Sundays are Spirituality Day here at Taking it to the Streets
West Wind #2
You are young. So you know everything. You leap
into the boat and begin rowing. But listen to me.
Without fanfare, without embarrassment, without
any doubt, I talk directly to your soul. Listen to me.
Lift the oars from the water, let your arms rest, and
your heart, and heart’s little intelligence, and listen to
me. There is life without love. It is not worth a bent
penny, or a scuffed shoe. It is not worth the body of a
dead dog nine days unburied. When you hear, a mile
away and still out of sight, the churn of the water
as it begins to swirl and roil, fretting around the
sharp rocks – when you hear that unmistakable
pounding – when you feel the mist on your mouth
and sense ahead the embattlement, the long falls
plunging and steaming – then row, row for your life
toward it.
~ Mary Oliver ~
And from Roger Housden’s “Ten Poems to Open Your Heart” – the opening coda to his discussion on this poem is a quote from Mary Oliver:
“Poetry is a life-cherishing force.

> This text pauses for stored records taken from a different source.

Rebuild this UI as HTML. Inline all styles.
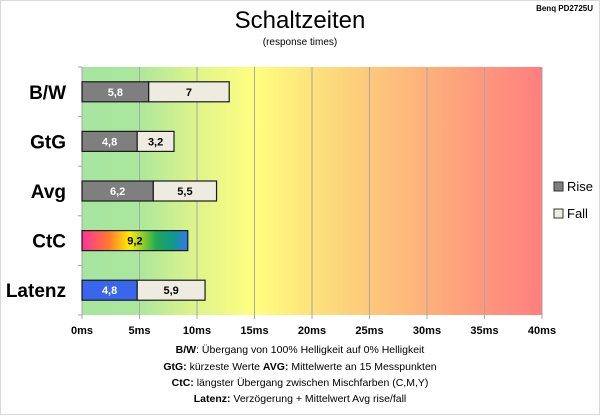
<!DOCTYPE html>
<html><head><meta charset="utf-8"><style>
html,body{margin:0;padding:0;background:#fff;}
body{width:600px;height:415px;overflow:hidden;font-family:"Liberation Sans",sans-serif;}
svg text{font-family:"Liberation Sans",sans-serif;}
</style></head><body>
<svg id="chart" width="600" height="415" viewBox="0 0 600 415" xmlns="http://www.w3.org/2000/svg">
<defs>
<linearGradient id="bg" x1="0" x2="1" y1="0" y2="0">
<stop offset="0" stop-color="#a6e6a0"/>
<stop offset="0.12" stop-color="#aae79c"/>
<stop offset="0.25" stop-color="#dff48a"/>
<stop offset="0.375" stop-color="#ffff80"/>
<stop offset="0.5" stop-color="#fde27c"/>
<stop offset="0.75" stop-color="#fdb07c"/>
<stop offset="1" stop-color="#ff7e7e"/>
</linearGradient>
<linearGradient id="rainbow" x1="0" x2="1" y1="0" y2="0">
<stop offset="0" stop-color="#ff3399"/>
<stop offset="0.25" stop-color="#ff7733"/>
<stop offset="0.45" stop-color="#ffee00"/>
<stop offset="0.7" stop-color="#22aa55"/>
<stop offset="0.85" stop-color="#119988"/>
<stop offset="1" stop-color="#3377ee"/>
</linearGradient>
</defs>
<rect x="0.5" y="0.5" width="599" height="414" fill="#fff" stroke="#d9d9d9"/>
<text x="300" y="28" text-anchor="middle" font-size="24" fill="#000">Schaltzeiten</text>
<text x="300" y="45" text-anchor="middle" font-size="10" fill="#000">(response times)</text>
<text x="593" y="11" text-anchor="end" font-size="8" font-weight="bold" fill="#000">Benq PD2725U</text>
<rect x="82" y="67" width="460" height="248" fill="url(#bg)"/>
<g id="grid"></g>
<g id="bars"></g>
<g id="cats"></g>
<g>
<rect x="554" y="182" width="9" height="9" fill="#7f7f7f" stroke="#333"/>
<text x="567" y="191" font-size="13">Rise</text>
<rect x="554" y="209" width="9" height="9" fill="#eeece1" stroke="#333"/>
<text x="567" y="218" font-size="13">Fall</text>
</g>
<g font-size="10.5" fill="#000" text-anchor="middle">
<text x="300" y="353"><tspan font-weight="bold">B/W</tspan>:  Übergang von 100% Helligkeit auf 0% Helligkeit</text>
<text x="300" y="370"><tspan font-weight="bold">GtG:</tspan> kürzeste  Werte       <tspan font-weight="bold">AVG:</tspan> Mittelwerte  an 15 Messpunkten</text>
<text x="300" y="386"><tspan font-weight="bold">CtC:</tspan> längster Übergang  zwischen Mischfarben  (C,M,Y)</text>
<text x="300" y="402"><tspan font-weight="bold">Latenz:</tspan> Verzögerung  + Mittelwert Avg rise/fall</text>
</g>
</svg>
<script>
const categories = ["B/W","GtG","Avg","CtC","Latenz"];
const riseValues = [5.8, 4.8, 6.2, 9.2, 4.8];
const fallValues = [7, 3.2, 5.5, 0, 5.9];
const xTicks = [0,5,10,15,20,25,30,35,40];
const riseLabels = ["5,8","4,8","6,2","9,2","4,8"];
const fallLabels = ["7","3,2","5,5","","5,9"];

const NS="http://www.w3.org/2000/svg";
const X0=82, X1=542, Y0=67, Y1=315, XMAX=40;
const xs=v=>X0+(v/XMAX)*(X1-X0);
const band=(Y1-Y0)/categories.length;
const yc=i=>Y0+band*(i+0.5);
function mk(tag,attrs,parent){const e=document.createElementNS(NS,tag);for(const k in attrs)e.setAttribute(k,attrs[k]);parent.appendChild(e);return e;}
const grid=document.getElementById('grid'), bars=document.getElementById('bars'), cats=document.getElementById('cats');
xTicks.forEach(t=>{
  const x=xs(t);
  const l=mk('line',{x1:x,x2:x,y1:Y0,y2:Y1+4,stroke:'#a6a6a6','stroke-width':1},grid);
  
  
  const tx=mk('text',{x:x,y:Y1+19,'text-anchor':'middle','font-size':11,'font-weight':'bold'},grid);
  tx.textContent=t+'ms';
  
  
});
const ax=mk('line',{x1:X0,x2:X0,y1:Y0,y2:Y1,stroke:'#a6a6a6'},grid);


for(let i=0;i<=categories.length;i++){
  const y=Y0+band*i;
  const tk=mk('line',{x1:X0-4,x2:X0,y1:y,y2:y,stroke:'#a6a6a6'},grid);
  
  
}
const bh=20;
categories.forEach((c,i)=>{
  const y=yc(i)-bh/2;
  const lab=mk('text',{x:66,y:yc(i)+7,'text-anchor':'end','font-size':19,'font-weight':'bold'},cats);
  lab.textContent=c;
  
  
  let riseFill='#7f7f7f', riseText='#fff';
  if(c==='CtC'){riseFill='url(#rainbow)';riseText='#000';}
  if(c==='Latenz'){riseFill='#3a66ee';}
  const r=mk('rect',{x:xs(0),y:y,width:xs(riseValues[i])-xs(0),height:bh,fill:riseFill,stroke:'#1a1a1a','stroke-width':1.2},bars);
  
  
  const rt=mk('text',{x:(xs(0)+xs(riseValues[i]))/2,y:yc(i)+4,'text-anchor':'middle','font-size':11,'font-weight':'bold',fill:riseText},bars);
  rt.textContent=riseLabels[i];
  
  
  if(fallValues[i]>0){
    const a=xs(riseValues[i]), b=xs(riseValues[i]+fallValues[i]);
    const f=mk('rect',{x:a,y:y,width:b-a,height:bh,fill:'#eeece1',stroke:'#1a1a1a','stroke-width':1.2},bars);
    
    
    const ft=mk('text',{x:(a+b)/2,y:yc(i)+4,'text-anchor':'middle','font-size':11,'font-weight':'bold',fill:'#000'},bars);
    ft.textContent=fallLabels[i];
    
    
  }
});
</script>
</body></html>
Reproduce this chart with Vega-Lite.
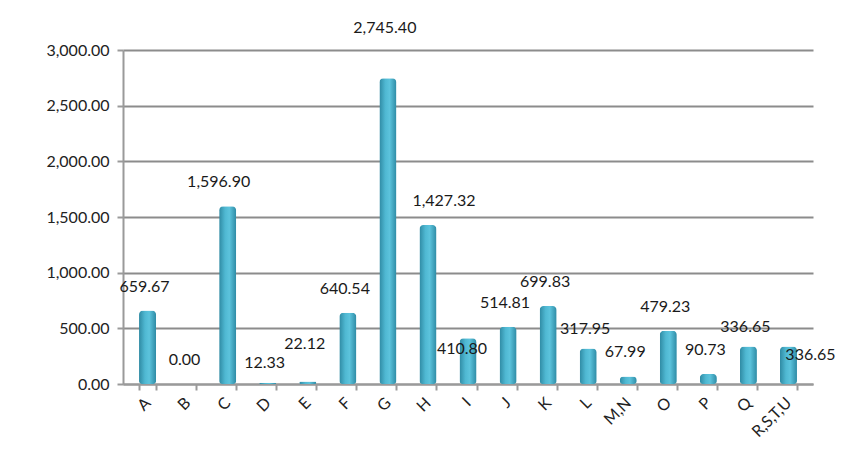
{
  "$schema": "https://vega.github.io/schema/vega-lite/v6.json",
  "autosize": {"type": "none"},
  "width": 690,
  "height": 334,
  "padding": {"left": 123, "top": 50, "right": 49, "bottom": 88},
  "background": "white",
  "config": {
    "view": {"stroke": null},
    "font": "Lato",
    "axis": {"labelFont": "Lato", "labelColor": "#222222", "labelFontSize": 16}
  },
  "data": {
    "values": [
      {"sector": "A", "value": 659.67},
      {"sector": "B", "value": 0.00},
      {"sector": "C", "value": 1596.90},
      {"sector": "D", "value": 12.33},
      {"sector": "E", "value": 22.12},
      {"sector": "F", "value": 640.54},
      {"sector": "G", "value": 2745.40},
      {"sector": "H", "value": 1427.32},
      {"sector": "I", "value": 410.80},
      {"sector": "J", "value": 514.81},
      {"sector": "K", "value": 699.83},
      {"sector": "L", "value": 317.95},
      {"sector": "M,N", "value": 67.99},
      {"sector": "O", "value": 479.23},
      {"sector": "P", "value": 90.73},
      {"sector": "Q", "value": 336.65},
      {"sector": "R,S,T,U", "value": 336.65}
    ]
  },
  "encoding": {
    "x": {
      "field": "sector", "type": "nominal", "sort": null,
      "scale": {"paddingInner": 0.575, "paddingOuter": 0.4},
      "axis": {
        "title": null, "labelAngle": -45, "labelAlign": "right", "labelBaseline": "middle",
        "labelPadding": 10, "labelOverlap": false, "tickBand": "extent", "domainColor": "#9a9a9a", "domainWidth": 2,
        "tickColor": "#9a9a9a", "tickWidth": 2, "tickSize": 6, "grid": false
      }
    },
    "y": {
      "field": "value", "type": "quantitative",
      "scale": {"domain": [0, 3000], "nice": false},
      "axis": {
        "title": null, "format": ",.2f", "values": [0, 500, 1000, 1500, 2000, 2500, 3000],
        "labelOverlap": false,
        "grid": true, "gridColor": "#8c8c8c", "gridWidth": 2,
        "domainColor": "#9a9a9a", "domainWidth": 2, "tickColor": "#9a9a9a", "tickWidth": 2,
        "tickSize": 6, "labelPadding": 8
      }
    }
  },
  "layer": [
    {
      "mark": {
        "type": "bar",
        "cornerRadiusTopLeft": 4, "cornerRadiusTopRight": 4,
        "cornerRadiusBottomLeft": 3, "cornerRadiusBottomRight": 3,
        "color": {
          "gradient": "linear", "x1": 0, "y1": 0, "x2": 1, "y2": 0,
          "stops": [
            {"offset": 0, "color": "#2f8aa3"},
            {"offset": 0.35, "color": "#4fb8d2"},
            {"offset": 0.6, "color": "#5cc3dc"},
            {"offset": 1, "color": "#2e8ba5"}
          ]
        }
      }
    },
    {
      "mark": {
        "type": "text", "fontSize": 16, "font": "Lato", "color": "#1a1a1a",
        "dx": {"expr": "datum.sector == 'C' ? -9 : datum.sector == 'H' ? 16 : datum.sector == 'I' ? -6 : datum.sector == 'R,S,T,U' ? 22 : -3"},
        "dy": {"expr": "datum.sector == 'G' ? -50 : datum.sector == 'E' ? -38 : datum.sector == 'I' ? 11 : datum.sector == 'R,S,T,U' ? 8 : (datum.sector == 'L' || datum.sector == 'Q' || datum.sector == 'D') ? -20 : -24"}
      },
      "encoding": {"text": {"field": "value", "type": "quantitative", "format": ",.2f"}}
    }
  ]
}
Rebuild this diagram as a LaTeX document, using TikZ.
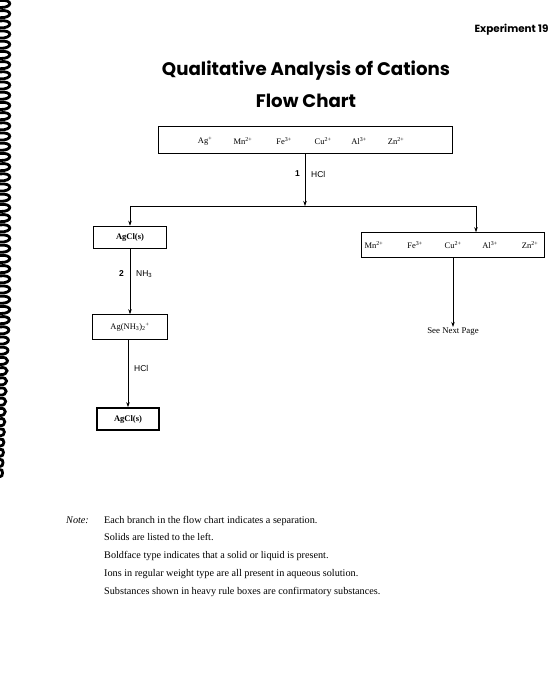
\documentclass[tikz,border=0pt]{standalone}
\usepackage{fontspec}
\setmainfont{Liberation Serif}
\newfontfamily\titlefont{Poppins}
\newfontfamily\hv{Liberation Sans}
\usetikzlibrary{arrows.meta}
\begin{document}
\begin{tikzpicture}[x=1pt,y=-1pt,
 box/.style={draw, line width=0.6pt, inner sep=0pt},
 heavy/.style={draw, line width=1.7pt, inner sep=0pt},
 ion/.style={font=\fontsize{8.5}{9}\selectfont, inner sep=0pt},
 sol/.style={font=\bfseries\fontsize{8.5}{9}\selectfont},
 arr/.style={-{Stealth[length=5pt,width=3.5pt]}, line width=0.6pt},
 lbl/.style={font=\hv\fontsize{8.5}{9}\selectfont, inner sep=0pt, anchor=west},
 num/.style={font=\hv\bfseries\fontsize{8.5}{9}\selectfont, inner sep=0pt, anchor=east},
 note/.style={font=\fontsize{10.2}{11}\selectfont, inner sep=0pt, anchor=base west},
 ring/.style={line width=2.8pt, line cap=round}]
\useasboundingbox[fill=white] (0,0) rectangle (559,700);
% spiral binding
\foreach \i in {0,...,46}{
  \pgfmathsetmacro{\yy}{4+10.2*\i}
  \pgfmathsetmacro{\ww}{\i<30 ? 13 : 13-0.6*(\i-30)}
  \draw[ring] (0,\yy-3.5) .. controls (\ww,\yy-5) and (\ww,\yy+4) .. (0,\yy+3.5);
}
% headings
\node[anchor=east, font=\titlefont\bfseries\fontsize{10.4}{11}\selectfont] (exp) at (552,30) {Experiment 19};
\node[font=\titlefont\bfseries\fontsize{18.2}{20}\selectfont] (t1) at (306,71) {Qualitative Analysis of Cations};
\node[font=\titlefont\bfseries\fontsize{18.2}{20}\selectfont] (t2) at (306,101) {Flow Chart};
% top box
\node[box, minimum width=294pt, minimum height=27pt] (top) at (305,140) {};
\node[ion] (ag) at (205,141) {Ag\textsuperscript{+}};
\node[ion] (mn) at (243,141) {Mn\textsuperscript{2+}};
\node[ion] (fe) at (284,141) {Fe\textsuperscript{3+}};
\node[ion] (cu) at (323,141) {Cu\textsuperscript{2+}};
\node[ion] (al) at (359,141) {Al\textsuperscript{3+}};
\node[ion] (zn) at (396,141) {Zn\textsuperscript{2+}};
\coordinate (j) at (305,206);
\coordinate (lc) at (130,206);
\coordinate (rc) at (476,206);
\node[num] (n1) at (300,174) {1};
\node[lbl] (h1) at (311,174) {HCl};
% left branch
\node[box, sol, minimum width=73pt, minimum height=22pt] (agcl) at (130,237) {AgCl(s)};
\node[num] (n2) at (124,274) {2};
\node[lbl] (nh) at (136,274) {NH\textsubscript{3}};
\node[box, ion, minimum width=75pt, minimum height=25pt] (agnh) at (130,327) {Ag(NH\textsubscript{3})\textsubscript{2}\textsuperscript{+}};
\node[lbl] (h2) at (134,368) {HCl};
\node[heavy, sol, minimum width=62pt, minimum height=22pt] (agcl2) at (128,419) {AgCl(s)};
% right branch
\node[box, minimum width=183pt, minimum height=25pt] (rest) at (453,245) {};
\node[ion] (mn2) at (374,245) {Mn\textsuperscript{2+}};
\node[ion] (fe2) at (415,245) {Fe\textsuperscript{3+}};
\node[ion] (cu2) at (453,245) {Cu\textsuperscript{2+}};
\node[ion] (al2) at (490,245) {Al\textsuperscript{3+}};
\node[ion] (zn2) at (530,245) {Zn\textsuperscript{2+}};
\node[font=\fontsize{8.8}{9}\selectfont, inner sep=1pt] (snp) at (453,332) {See Next Page};
% connectors
\draw[arr] (top.south -| j) -- (j);
\draw[line width=0.6pt] (lc) -- (rc);
\draw[arr] (lc) -- (agcl.north);
\draw[arr] (agcl.south) -- (agnh.north);
\draw[arr] (agcl2.north |- agnh.south) -- (agcl2.north);
\draw[arr] (rc) -- (rc |- rest.north);
\draw[arr] (snp.north |- rest.south) -- (snp.north);
% note
\node[note, font=\itshape\fontsize{10.2}{11}\selectfont] (nt) at (66,523) {Note:};
\node[note] (l1) at (104,523) {Each branch in the flow chart indicates a separation.};
\node[note] (l2) at (104,540) {Solids are listed to the left.};
\node[note] (l3) at (104,558) {Boldface type indicates that a solid or liquid is present.};
\node[note] (l4) at (104,576) {Ions in regular weight type are all present in aqueous solution.};
\node[note] (l5) at (104,594) {Substances shown in heavy rule boxes are confirmatory substances.};
\end{tikzpicture}
\end{document}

For poems are not words, after all, but fires for the cold, ropes let down for the lost, something as necessary as bread in the pockets of the hungry. Yes indeed.”
This is a magnificent poem and Housden’s commentary on it is brilliant as well.
We bumble along, focusing on minutiae, worrying and fretting away our days, too often worrying about things which will either never happen, or things over which we have no control. Which distracts us from “that unmistakable pounding – when you feel the mist on your mouth and sense ahead the embattlement, the long falls plunging and steaming.”
Or, I think we sense the “embattlement, the long falls plunging and steaming” and mistake our excitement for fear and so turn back to the litany of mundane cares that pull us away from our true being.
There was once a collection of Doonesbury cartoons, the title of which has always stayed with me – “Dare to be Great, Ms. Caucus.”
Or – as Mary Oliver says in another of her brilliant poems – “What are you going to do with your one wild and precious life?”
Isn’t it the question that always eludes us? the one that we spend so much time pondering? if there was a “how to” discover this path, it would inevitably keep us from discovering all of the things that are not the path.
I like this poem it describes me im always looking for the easy path
I need some help to find deep questions on this can anyone help me?